Students: Plagiarism

(asked on 5th March 2020) - View Source

Question to the Department for Education:

To ask Her Majesty's Government what assessment they have made of the problem of contract cheating and essay mills.


Answered by
Baroness Berridge Portrait
Baroness Berridge
This question was answered on 23rd March 2020

Contract cheating and the use of essay mills are global problems. A 2018 study by Swansea University of students internationally, found the number of students outside the UK who admitted to paying for assignments since 2014 equates to one in seven.

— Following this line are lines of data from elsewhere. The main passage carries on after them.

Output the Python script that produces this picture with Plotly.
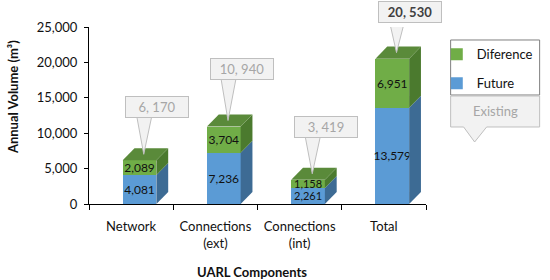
import plotly.graph_objects as go

# ---------------- data ----------------
categories = ["Network", "Connections<br>(ext)", "Connections<br>(int)", "Total"]
future = [4081, 7236, 2261, 13579]
difference = [2089, 3704, 1158, 6951]
existing = [6170, 10940, 3419, 20530]
future_labels = ["4,081", "7,236", "2,261", "13,579"]
difference_labels = ["2,089", "3,704", "1,158", "6,951"]
existing_labels = ["6, 170", "10, 940", "3, 419", "<b>20, 530</b>"]
y_ticks = [0, 5000, 10000, 15000, 20000, 25000]
y_tick_labels = ["0", "5,000", "10,000", "15,000", "20,000", "25,000"]

# ---------------- style ----------------
FONT = "Lato, 'Open Sans', sans-serif"
BLUE, BLUE_SIDE = "#5b9bd5", "#3d6b94"
GREEN, GREEN_SIDE, GREEN_TOP = "#70ad47", "#4b7a2e", "#5a8a3a"
BAR_W, BAR_OFF = 0.40, -0.10
DEPTH_X, DEPTH_Y = 0.14, 1700
LABEL_SIZES = [12, 12, 11, 12]
CALLOUT_LIFT = [37, 41, 36, 30]
CALLOUT_COLORS = ["#a6a6a6", "#a6a6a6", "#a6a6a6", "#404040"]

fig = go.Figure()
fig.add_trace(go.Bar(
    x=categories, y=future, name="Future", marker=dict(color=BLUE, line=dict(width=0)),
    width=BAR_W, offset=BAR_OFF, text=future_labels, textposition="inside",
    insidetextanchor="middle", constraintext="none", textangle=0,
    textfont=dict(family=FONT, size=LABEL_SIZES, color="#111111"),
    hoverinfo="skip", legendgroup="f", legendrank=2))
fig.add_trace(go.Bar(
    x=categories, y=difference, name="Diference", marker=dict(color=GREEN, line=dict(width=0)),
    width=BAR_W, offset=BAR_OFF, text=difference_labels, textposition="inside",
    insidetextanchor="middle", constraintext="none", textangle=0,
    textfont=dict(family=FONT, size=LABEL_SIZES, color="#111111"),
    hoverinfo="skip", legendgroup="d", legendrank=1))

shapes = []
annotations = []
for i in range(len(categories)):
    xl = i + BAR_OFF
    xr = xl + BAR_W
    f = future[i]
    t = future[i] + difference[i]
    shapes.append(dict(type="path", xref="x", yref="y", line=dict(width=0), fillcolor=BLUE_SIDE,
                       path=f"M{xr},0 L{xr+DEPTH_X},{DEPTH_Y} L{xr+DEPTH_X},{f+DEPTH_Y} L{xr},{f} Z"))
    shapes.append(dict(type="path", xref="x", yref="y", line=dict(width=0), fillcolor=GREEN_SIDE,
                       path=f"M{xr},{f} L{xr+DEPTH_X},{f+DEPTH_Y} L{xr+DEPTH_X},{t+DEPTH_Y} L{xr},{t} Z"))
    shapes.append(dict(type="path", xref="x", yref="y", line=dict(width=0), fillcolor=GREEN_TOP,
                       path=f"M{xl},{t} L{xl+DEPTH_X},{t+DEPTH_Y} L{xr+DEPTH_X},{t+DEPTH_Y} L{xr},{t} Z"))
    # callout pointer (pixel sized, anchored on top face)
    tip_x = xl + 0.25
    tip_y = existing[i] + DEPTH_Y / 2
    lift = CALLOUT_LIFT[i]
    shapes.append(dict(type="path", xref="x", yref="y", xsizemode="pixel", ysizemode="pixel",
                       xanchor=tip_x, yanchor=tip_y, fillcolor="#f2f2f2",
                       line=dict(color="#bfbfbf", width=1),
                       path=f"M-7,{lift+1} L0,0 L8,{lift+1}"))
    annotations.append(dict(x=tip_x, y=tip_y, xref="x", yref="y", text=existing_labels[i],
                            showarrow=False, xshift=13.5, yshift=lift + 10.5,
                            xanchor="center", yanchor="middle", width=62, height=20,
                            bgcolor="#f2f2f2", bordercolor="#bfbfbf", borderwidth=1, borderpad=0,
                            font=dict(family=FONT, size=13, color=CALLOUT_COLORS[i])))

# legend frame and "Existing" callout (paper anchored, pixel sized)
AX, AY = 1.0731, 0.9266
shapes.append(dict(type="rect", xref="paper", yref="paper", xsizemode="pixel", ysizemode="pixel",
                   xanchor=AX, yanchor=AY, x0=0, x1=89, y0=0, y1=-55,
                   line=dict(color="#7f7f7f", width=1), fillcolor="rgba(0,0,0,0)"))
shapes.append(dict(type="path", xref="paper", yref="paper", xsizemode="pixel", ysizemode="pixel",
                   xanchor=AX, yanchor=AY, fillcolor="#f2f2f2", line=dict(color="#bfbfbf", width=1),
                   path="M0,-56 L89,-56 L89,-87 L36,-87 L24,-102 L13,-87 L0,-87 Z"))
annotations.append(dict(x=AX, y=AY, xref="paper", yref="paper", text="Existing", showarrow=False,
                        xshift=44.5, yshift=-71.5, xanchor="center", yanchor="middle",
                        font=dict(family=FONT, size=13, color="#a6a6a6")))

# axis titles
annotations.append(dict(x=-0.225, y=0.605, xref="paper", yref="paper", text="<b>Annual Volume (m³)</b>",
                        textangle=-90, showarrow=False, xanchor="center", yanchor="middle",
                        font=dict(family=FONT, size=13, color="#111111")))
annotations.append(dict(x=0.485, y=-0.384, xref="paper", yref="paper", text="<b>UARL Components</b>",
                        showarrow=False, xanchor="center", yanchor="middle",
                        font=dict(family=FONT, size=13, color="#111111")))

fig.update_layout(
    width=550, height=280, autosize=False,
    margin=dict(l=89, r=119, t=27, b=76),
    paper_bgcolor="white", plot_bgcolor="white",
    barmode="stack",
    font=dict(family=FONT, size=13, color="#111111"),
    shapes=shapes, annotations=annotations,
    showlegend=True,
    legend=dict(x=1.032, y=0.93, xanchor="left", yanchor="top", traceorder="grouped",
                tracegroupgap=9, font=dict(family=FONT, size=13, color="#111111"),
                bgcolor="rgba(0,0,0,0)", borderwidth=0),
    xaxis=dict(type="category", range=[-0.5, 3.5], showline=True, linecolor="#000000", linewidth=1,
               ticks="outside", tickson="boundaries", ticklen=5, tickcolor="#000000",
               ticklabelstandoff=10,
               showgrid=False, zeroline=False, tickfont=dict(family=FONT, size=13, color="#111111")),
    yaxis=dict(range=[0, 25000], showline=True, linecolor="#000000", linewidth=1,
               ticks="outside", ticklen=4, tickcolor="#000000", tickvals=y_ticks,
               ticktext=y_tick_labels, showgrid=False, zeroline=False, ticklabelstandoff=4,
               tickfont=dict(family=FONT, size=13, color="#111111")),
)

fig.write_html("out.html", config={"displayModeBar": False},
               post_script="document.body.style.margin='0';")
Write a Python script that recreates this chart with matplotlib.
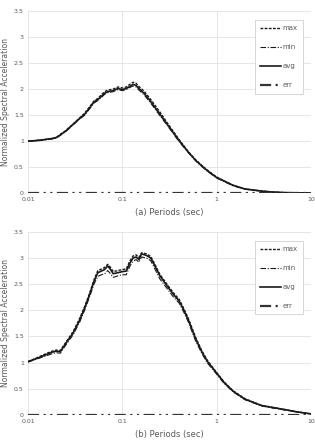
import numpy as np
import matplotlib.pyplot as plt

# (a) periods and spectral values
Ta = [0.01, 0.012, 0.015, 0.018, 0.02, 0.022, 0.025, 0.03, 0.035, 0.04, 0.045, 0.05,
      0.055, 0.06, 0.065, 0.07, 0.075, 0.08, 0.09, 0.1, 0.11, 0.12, 0.13, 0.14,
      0.15, 0.17, 0.2, 0.25, 0.3, 0.4, 0.5, 0.6, 0.7, 0.8, 1.0, 1.5, 2.0, 3.0,
      4.0, 5.0, 7.0, 10.0]
avg_a = [1.00, 1.01, 1.03, 1.05, 1.07, 1.12, 1.19, 1.32, 1.43, 1.52, 1.64, 1.75,
         1.80, 1.86, 1.92, 1.95, 1.96, 1.97, 2.01, 1.99, 2.01, 2.05, 2.09, 2.07,
         2.01, 1.92, 1.76, 1.52, 1.32, 1.01, 0.79, 0.63, 0.52, 0.43, 0.30, 0.15, 0.08, 0.04,
         0.02, 0.012, 0.005, 0.002]
max_a = [1.00, 1.01, 1.03, 1.05, 1.07, 1.13, 1.20, 1.33, 1.44, 1.54, 1.66, 1.77,
         1.82, 1.89, 1.95, 1.98, 1.99, 2.00, 2.04, 2.02, 2.04, 2.09, 2.13, 2.11,
         2.05, 1.96, 1.80, 1.56, 1.35, 1.03, 0.80, 0.64, 0.53, 0.44, 0.31, 0.15, 0.08, 0.04,
         0.02, 0.012, 0.005, 0.002]
min_a = [1.00, 1.00, 1.02, 1.04, 1.06, 1.11, 1.18, 1.31, 1.42, 1.50, 1.62, 1.73,
         1.78, 1.84, 1.90, 1.93, 1.94, 1.95, 1.99, 1.97, 1.99, 2.03, 2.06, 2.04,
         1.98, 1.89, 1.73, 1.49, 1.30, 0.99, 0.78, 0.62, 0.51, 0.42, 0.29, 0.14, 0.08, 0.04,
         0.02, 0.012, 0.005, 0.002]
err_a = [0.0] * len(Ta)

# (b)
Tb = [0.01, 0.012, 0.015, 0.018, 0.02, 0.022, 0.025, 0.03, 0.035, 0.04, 0.045, 0.05,
      0.055, 0.06, 0.065, 0.07, 0.075, 0.08, 0.09, 0.1, 0.11, 0.12, 0.13, 0.14,
      0.15, 0.16, 0.18, 0.2, 0.22, 0.25, 0.3, 0.35, 0.4, 0.45, 0.5, 0.6, 0.7, 0.8,
      1.0, 1.2, 1.5, 2.0, 3.0, 4.0, 5.0, 7.0, 10.0]
avg_b = [1.02, 1.07, 1.14, 1.20, 1.22, 1.21, 1.36, 1.56, 1.80, 2.05, 2.30, 2.55,
         2.72, 2.75, 2.78, 2.85, 2.78, 2.70, 2.72, 2.74, 2.75, 2.90, 3.00, 3.02,
         2.97, 3.08, 3.05, 3.00, 2.86, 2.66, 2.46, 2.30, 2.18, 2.00, 1.82, 1.45, 1.20, 1.02,
         0.80, 0.62, 0.45, 0.30, 0.18, 0.14, 0.11, 0.06, 0.02]
max_b = [1.02, 1.08, 1.16, 1.22, 1.24, 1.23, 1.38, 1.59, 1.83, 2.08, 2.33, 2.58,
         2.76, 2.79, 2.82, 2.88, 2.82, 2.74, 2.76, 2.78, 2.79, 2.94, 3.04, 3.06,
         3.01, 3.10, 3.08, 3.03, 2.89, 2.69, 2.49, 2.33, 2.21, 2.03, 1.85, 1.48, 1.22, 1.04,
         0.81, 0.63, 0.46, 0.31, 0.18, 0.14, 0.11, 0.06, 0.02]
min_b = [1.01, 1.06, 1.12, 1.17, 1.19, 1.18, 1.33, 1.53, 1.76, 2.01, 2.26, 2.50,
         2.65, 2.68, 2.70, 2.76, 2.70, 2.63, 2.66, 2.68, 2.68, 2.84, 2.94, 2.97,
         2.92, 3.02, 3.00, 2.95, 2.80, 2.60, 2.41, 2.25, 2.14, 1.96, 1.78, 1.41, 1.17, 0.99,
         0.78, 0.60, 0.44, 0.29, 0.17, 0.13, 0.10, 0.06, 0.02]
err_b = [0.0] * len(Tb)

panels = [(Ta, max_a, min_a, avg_a, err_a, "(a) Periods (sec)"),
          (Tb, max_b, min_b, avg_b, err_b, "(b) Periods (sec)")]
rects = [[0.089, 0.561, 0.898, 0.414], [0.089, 0.057, 0.898, 0.416]]

txt = "#595959"
grid = "#e2e2e2"
ink = "#1a1a1a"

fig = plt.figure(figsize=(3.15, 4.4), dpi=100)

for (T, mx, mn, av, er, xl), r in zip(panels, rects):
    ax = fig.add_axes(r)
    ax.plot(T, mx, color=ink, lw=1.0, dashes=(2, 1), label="max")
    ax.plot(T, mn, color=ink, lw=0.8, dashes=(5, 1.5, 1, 1.5), label="min")
    ax.plot(T, av, color=ink, lw=1.2, label="avg")
    ax.plot(T, er, color="#333333", lw=1.6, dashes=(5, 2, 1, 2, 1, 2), label="err")
    ax.set_xscale("log")
    ax.set_xlim(0.01, 10)
    ax.set_ylim(0, 3.5)
    ax.set_yticks(np.arange(0, 3.51, 0.5))
    ax.set_yticklabels(["0", "0.5", "1", "1.5", "2", "2.5", "3", "3.5"])
    ax.set_xticks([0.01, 0.1, 1, 10])
    ax.set_xticklabels(["0.01", "0.1", "1", "10"])
    ax.minorticks_off()
    ax.grid(True, color=grid, lw=0.6)
    ax.set_axisbelow(True)
    for s in ax.spines.values():
        s.set_visible(False)
    ax.axvline(10, color=grid, lw=0.6, zorder=0)
    ax.tick_params(length=0, labelsize=4.5, labelcolor=txt, pad=3)
    ax.set_xlabel(xl, fontsize=6, color=txt, labelpad=4)
    ax.set_ylabel("Normalized Spectral Acceleration", fontsize=5.5, color=txt, labelpad=3)
    leg = ax.legend(loc="upper right", bbox_to_anchor=(0.985, 0.97), fontsize=5,
                    labelspacing=1.85, handlelength=3.0, handletextpad=0.2,
                    borderpad=0.8, fancybox=False, framealpha=1)
    leg.get_frame().set_edgecolor("#d0d0d0")
    leg.get_frame().set_linewidth(0.6)
    for t in leg.get_texts():
        t.set_color(txt)

fig.savefig("out.png", dpi=100)
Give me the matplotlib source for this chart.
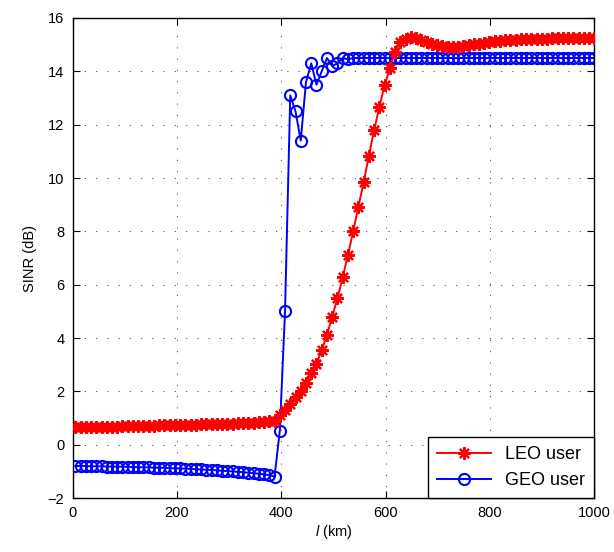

It is almost impossible to quantify how widespread the use of essay mills is, as the bespoke nature of these “paid for” assignments can make it difficult for providers to detect it is not the student’s own work. Students who engage in contract cheating are also less likely to volunteer to participate in surveys about cheating. In 2016, the Quality Assurance Agency for Higher Education found there are approximately 17,000 instances of academic offences per year in the UK, although it should be noted that this figure includes all types of academic offences, not exclusively contract cheating.

In launching the Education Technology Strategy in April 2019, the government made a commitment to “Identify how anti-cheating software can be developed and improved to help tackle the problem of essay mills”. A new generation of plagiarism detection software, focused on authorship investigation, is being introduced in the UK, which will provide universities with data-backed insight into whether students are doing their own work.